The Stars' Tennis Balls is a psychological thriller novel by Stephen Fry, first published in 2000. In the United States, the title was changed to Revenge. The story is a modern adaptation of Alexandre Dumas's 1844 novel The Count of Monte Cristo, which was in turn based on a contemporary legend.

The original title comes from a quotation taken from John Webster's The Duchess of Malfi, which reads: "We are merely the stars' tennis balls, struck and bandied which way please them." The novel is dedicated "To M'Colleague" (meaning Hugh Laurie, "M'Colleague" being the name by which Fry and Laurie referred to each other in their TV show A Bit of Fry and Laurie).

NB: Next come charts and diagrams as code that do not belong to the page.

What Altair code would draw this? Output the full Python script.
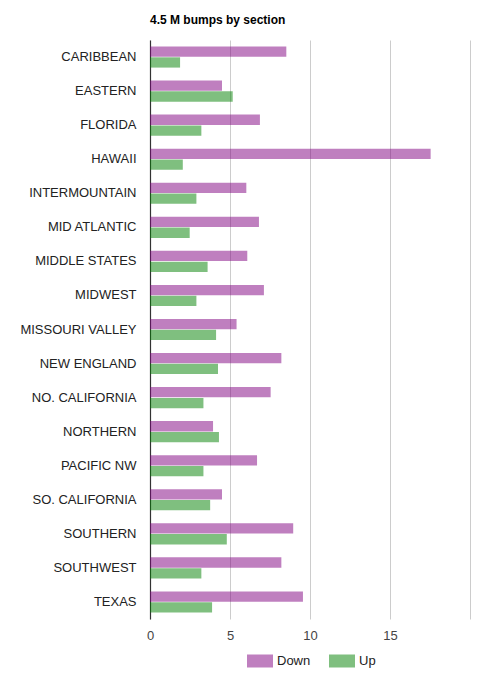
import altair as alt
import pandas as pd

sections = ["CARIBBEAN", "EASTERN", "FLORIDA", "HAWAII", "INTERMOUNTAIN",
            "MID ATLANTIC", "MIDDLE STATES", "MIDWEST", "MISSOURI VALLEY",
            "NEW ENGLAND", "NO. CALIFORNIA", "NORTHERN", "PACIFIC NW",
            "SO. CALIFORNIA", "SOUTHERN", "SOUTHWEST", "TEXAS"]
down = [8.52, 4.5, 6.87, 17.54, 6.02, 6.81, 6.08, 7.12, 5.41,
        8.21, 7.54, 3.94, 6.69, 4.5, 8.95, 8.21, 9.56]
up = [1.88, 5.17, 3.21, 2.05, 2.9, 2.48, 3.6, 2.9, 4.13,
      4.25, 3.34, 4.31, 3.34, 3.76, 4.8, 3.21, 3.88]
series = ["Down", "Up"]
colors = ["#800080", "#008000"]
x_ticks = [0, 5, 10, 15, 20]

rows = []
for s, d, u in zip(sections, down, up):
    rows.append({"section": s, "series": "Down", "value": d})
    rows.append({"section": s, "series": "Up", "value": u})
df = pd.DataFrame(rows)

FONT = "Liberation Sans"

chart = alt.Chart(df).mark_bar(opacity=0.5).encode(
    y=alt.Y("section:N", sort=sections, title=None,
            scale=alt.Scale(paddingInner=0.38, paddingOuter=0.19),
            axis=alt.Axis(ticks=False, labelPadding=14, labelFontSize=13,
                          labelColor="#222222", labelFont=FONT,
                          domain=True, domainColor="#333333", domainWidth=1.2)),
    yOffset=alt.YOffset("series:N", sort=series,
                        scale=alt.Scale(paddingInner=0.05)),
    x=alt.X("value:Q", title=None,
            scale=alt.Scale(domain=[0, 20], nice=False),
            axis=alt.Axis(values=x_ticks, ticks=False, domain=False,
                          grid=True, gridColor="#cccccc", gridWidth=1,
                          labelFlush=False,
                          labelExpr="datum.value == 20 ? '' : datum.label",
                          labelFontSize=13, labelColor="#444444", labelFont=FONT,
                          labelPadding=10)),
    color=alt.Color("series:N", sort=series,
                    scale=alt.Scale(domain=series, range=colors),
                    legend=alt.Legend(title=None, orient="none", direction="horizontal",
                                      legendX=97, legendY=608,
                                      symbolType="M-1,-0.5L1,-0.5L1,0.5L-1,0.5Z",
                                      symbolSize=676, symbolOpacity=0.5,
                                      symbolStrokeWidth=0,
                                      labelFontSize=13, labelColor="#222222",
                                      labelFont=FONT, columnPadding=18)),
).properties(
    width=320, height=579,
    title=alt.TitleParams("4.5 M bumps by section", anchor="start", frame="group",
                          fontSize=12, fontWeight="bold", font=FONT,
                          color="#000000", offset=13),
    padding={"left": 142, "top": 32, "right": 2, "bottom": 52},
    autosize=alt.AutoSizeParams(type="none"),
).configure_view(stroke=None)

chart.save("out.html", embed_options={"renderer": "svg", "actions": False})
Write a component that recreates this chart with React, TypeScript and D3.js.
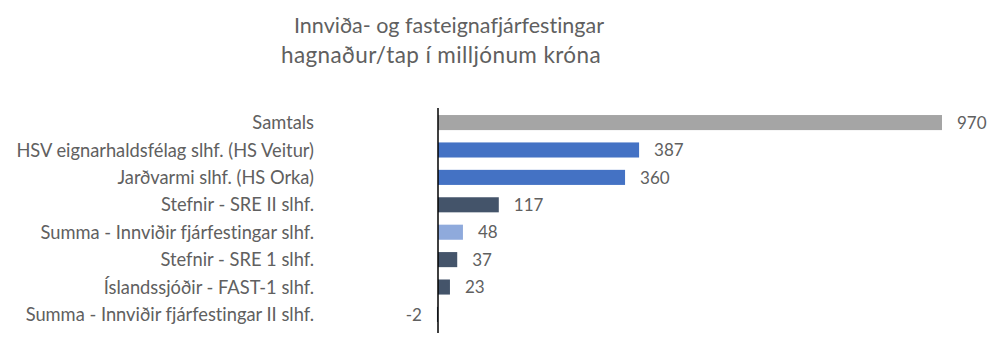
import React from "react";
import * as d3 from "d3";

const categories = [
  "Samtals",
  "HSV eignarhaldsfélag slhf. (HS Veitur)",
  "Jarðvarmi slhf. (HS Orka)",
  "Stefnir - SRE II slhf.",
  "Summa - Innviðir fjárfestingar slhf.",
  "Stefnir - SRE 1 slhf.",
  "Íslandssjóðir - FAST-1 slhf.",
  "Summa - Innviðir fjárfestingar II slhf.",
];
const values = [970, 387, 360, 117, 48, 37, 23, -2];
const colors = ["#A5A5A5", "#4472C4", "#4472C4", "#44546A", "#8FAADC", "#44546A", "#44546A", "#44546A"];
const title = "Innviða- og fasteignafjárfestingar";
const subtitle = "hagnaður/tap í milljónum króna";

const W = 1000;
const H = 356;
const FONT = "Lato, 'Open Sans', sans-serif";
const TEXT = "#606060";

export default function App() {
  const x = d3.scaleLinear().domain([0, 970]).range([438, 942]);
  const y = d3.scaleBand<string>().domain(categories).range([109, 328]).paddingInner(0.45).paddingOuter(0.22);
  return (
    <svg
      width={W}
      height={H}
      style={{ position: "absolute", left: 0, top: 0, background: "#fff", fontVariantLigatures: "none" }}
      fontFamily={FONT}
    >
      <text x={449} y={33} textAnchor="middle" fontSize={21.5} fill={TEXT}>{title}</text>
      <text x={441} y={63} textAnchor="middle" fontSize={22.5} letterSpacing={0.4} fill={TEXT}>{subtitle}</text>
      {categories.map((c, i) => {
        const v = values[i];
        const x0 = x(Math.min(0, v));
        const x1 = x(Math.max(0, v));
        const cy = (y(c) as number) + y.bandwidth() / 2;
        return (
          <g key={c}>
            <rect x={x0} y={y(c)} width={x1 - x0} height={y.bandwidth()} fill={colors[i]} />
            <text x={314} y={cy} dy="0.36em" textAnchor="end" fontSize={18.3} fill={TEXT}>{c}</text>
            <text
              x={v >= 0 ? x1 + 15 : x0 - 15}
              y={cy}
              dy="0.36em"
              textAnchor={v >= 0 ? "start" : "end"}
              fontSize={17}
              fill={TEXT}
            >
              {v}
            </text>
          </g>
        );
      })}
      <line x1={x(0)} x2={x(0)} y1={108} y2={333} stroke="#000" strokeWidth={1.5} />
    </svg>
  );
}
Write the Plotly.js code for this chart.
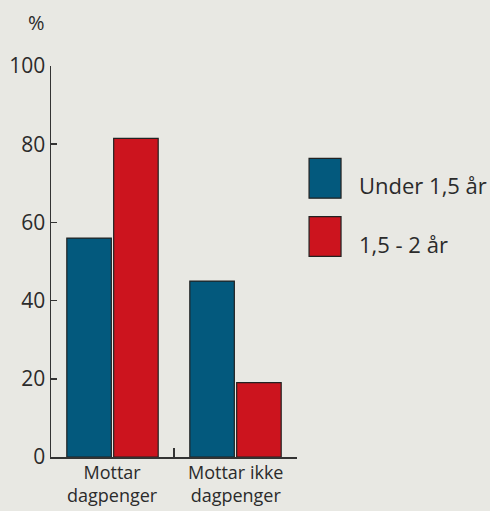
<!DOCTYPE html>
<html>
<head>
<meta charset="utf-8">
<script src="https://cdn.plot.ly/plotly-3.0.1.min.js"></script>
<style>
  html, body { margin: 0; padding: 0; background: #e8e8e3; }
  #graph { width: 490px; height: 511px; }
</style>
</head>
<body>
<div id="graph"></div>
<script>
// categories and values (percent)
var categories = ["Mottar dagpenger", "Mottar ikke dagpenger"];
var catLabels = ["Mottar<br>dagpenger", "Mottar ikke<br>dagpenger"];
var seriesNames = ["Under 1,5 år", "1,5 - 2 år"];
var under15 = [56, 45];
var from15to2 = [81.5, 19];
var yTicks = [0, 20, 40, 60, 80, 100];

var BLUE = "#03597d";
var RED = "#cc141e";
var TEXT = "#2b2b2b";
var FONT = "Open Sans, sans-serif";

function drawGraph() {
    var data, layout, annotations, shapes;

    data = [
        {
            x: categories, y: under15, type: "bar", name: seriesNames[0],
            marker: {color: BLUE, line: {color: "#222", width: 1.2}},
            hoverinfo: "none"
        },
        {
            x: categories, y: from15to2, type: "bar", name: seriesNames[1],
            marker: {color: RED, line: {color: "#222", width: 1.2}},
            hoverinfo: "none"
        }
    ];

    // two-line category labels under each group
    annotations = [];
    for (var i = 0; i < categories.length; i++) {
        annotations.push({
            x: categories[i], xref: "x", y: 0, yref: "paper",
            yanchor: "top", yshift: -2, showarrow: false, borderpad: 0,
            text: catLabels[i], font: {family: FONT, size: 18, color: TEXT}
        });
    }
    // "%" unit label above the axis
    annotations.push({
        x: -0.06, xref: "paper", y: 1.11, yref: "paper",
        showarrow: false, text: "%", xanchor: "center", yanchor: "middle",
        font: {family: FONT, size: 20, color: TEXT}
    });

    // legend: big swatches on the right
    var swatchY = [[0.662, 0.764], [0.513, 0.6146]];
    var swatchColors = [BLUE, RED];
    shapes = [];
    for (var j = 0; j < seriesNames.length; j++) {
        shapes.push({
            type: "rect", xref: "paper", yref: "paper",
            x0: 1.049, x1: 1.179, y0: swatchY[j][0], y1: swatchY[j][1],
            fillcolor: swatchColors[j], line: {color: "#222", width: 1.2}
        });
        annotations.push({
            x: 1.245, xref: "paper", y: (swatchY[j][0] + swatchY[j][1]) / 2 - 0.018, yref: "paper",
            xanchor: "left", yanchor: "middle", showarrow: false,
            text: seriesNames[j], font: {family: FONT, size: 22, color: TEXT}
        });
    }

    layout = {
        width: 490, height: 511,
        margin: {l: 51, r: 193, t: 66, b: 54},
        paper_bgcolor: "#e8e8e3",
        plot_bgcolor: "#e8e8e3",
        showlegend: false,
        barmode: "group",
        bargap: 0.238,
        bargroupgap: 0.05,
        font: {family: FONT, color: TEXT},
        xaxis: {
            type: "category",
            range: [-0.5, 1.5],
            showline: true, linecolor: "#333", linewidth: 1.5,
            ticks: "inside", tickson: "boundaries", ticklen: 9, tickcolor: "#333", tickwidth: 1.5,
            showticklabels: false, showgrid: false, zeroline: false
        },
        yaxis: {
            range: [0, 100],
            tickvals: yTicks,
            showline: true, linecolor: "#333", linewidth: 1.5,
            ticks: "inside", ticklen: 6, tickcolor: "#333", tickwidth: 1.5,
            tickfont: {family: FONT, size: 21, color: TEXT},
            showgrid: false, zeroline: false
        },
        annotations: annotations,
        shapes: shapes
    };

    Plotly.newPlot("graph", data, layout, {displayModeBar: false, staticPlot: true});
}

drawGraph();
</script>
</body>
</html>
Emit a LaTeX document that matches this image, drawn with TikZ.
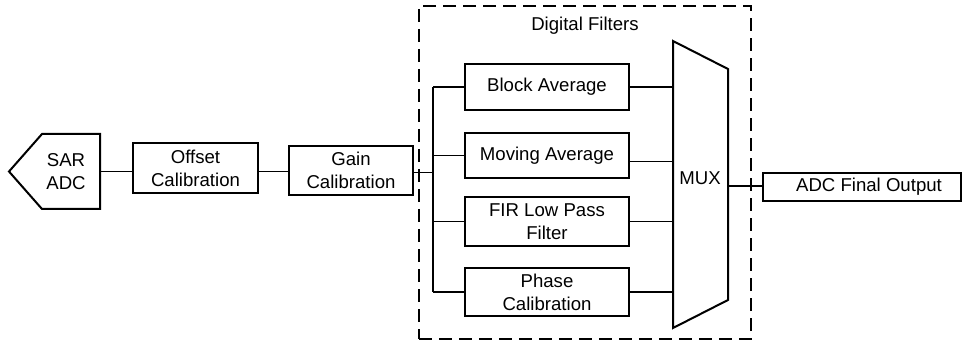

In 1980, Ned (Edward) Maddstone is a seventeen-year-old student, the sort of person for whom everything goes right. He is head boy, talented at sports, and following in the footsteps of his father towards Oxford University and a career in politics. A school friend, Ashley Barson-Garland, discovers that Maddstone read part of his diary and knows that Ashley is ashamed of his working-class roots. Barson-Garland plots to tarnish Maddstone's character with an arrest for drug possession. He enlists Rufus Cade, who is jealous of Maddstone's good looks and popularity, and Gordon Fendeman, the Jewish-American cousin of Portia, the object of Maddstone's affection with whom Fendeman is also in love (Fendeman also agrees with Portia's non-practising Jewish parents that she should not marry outside the faith).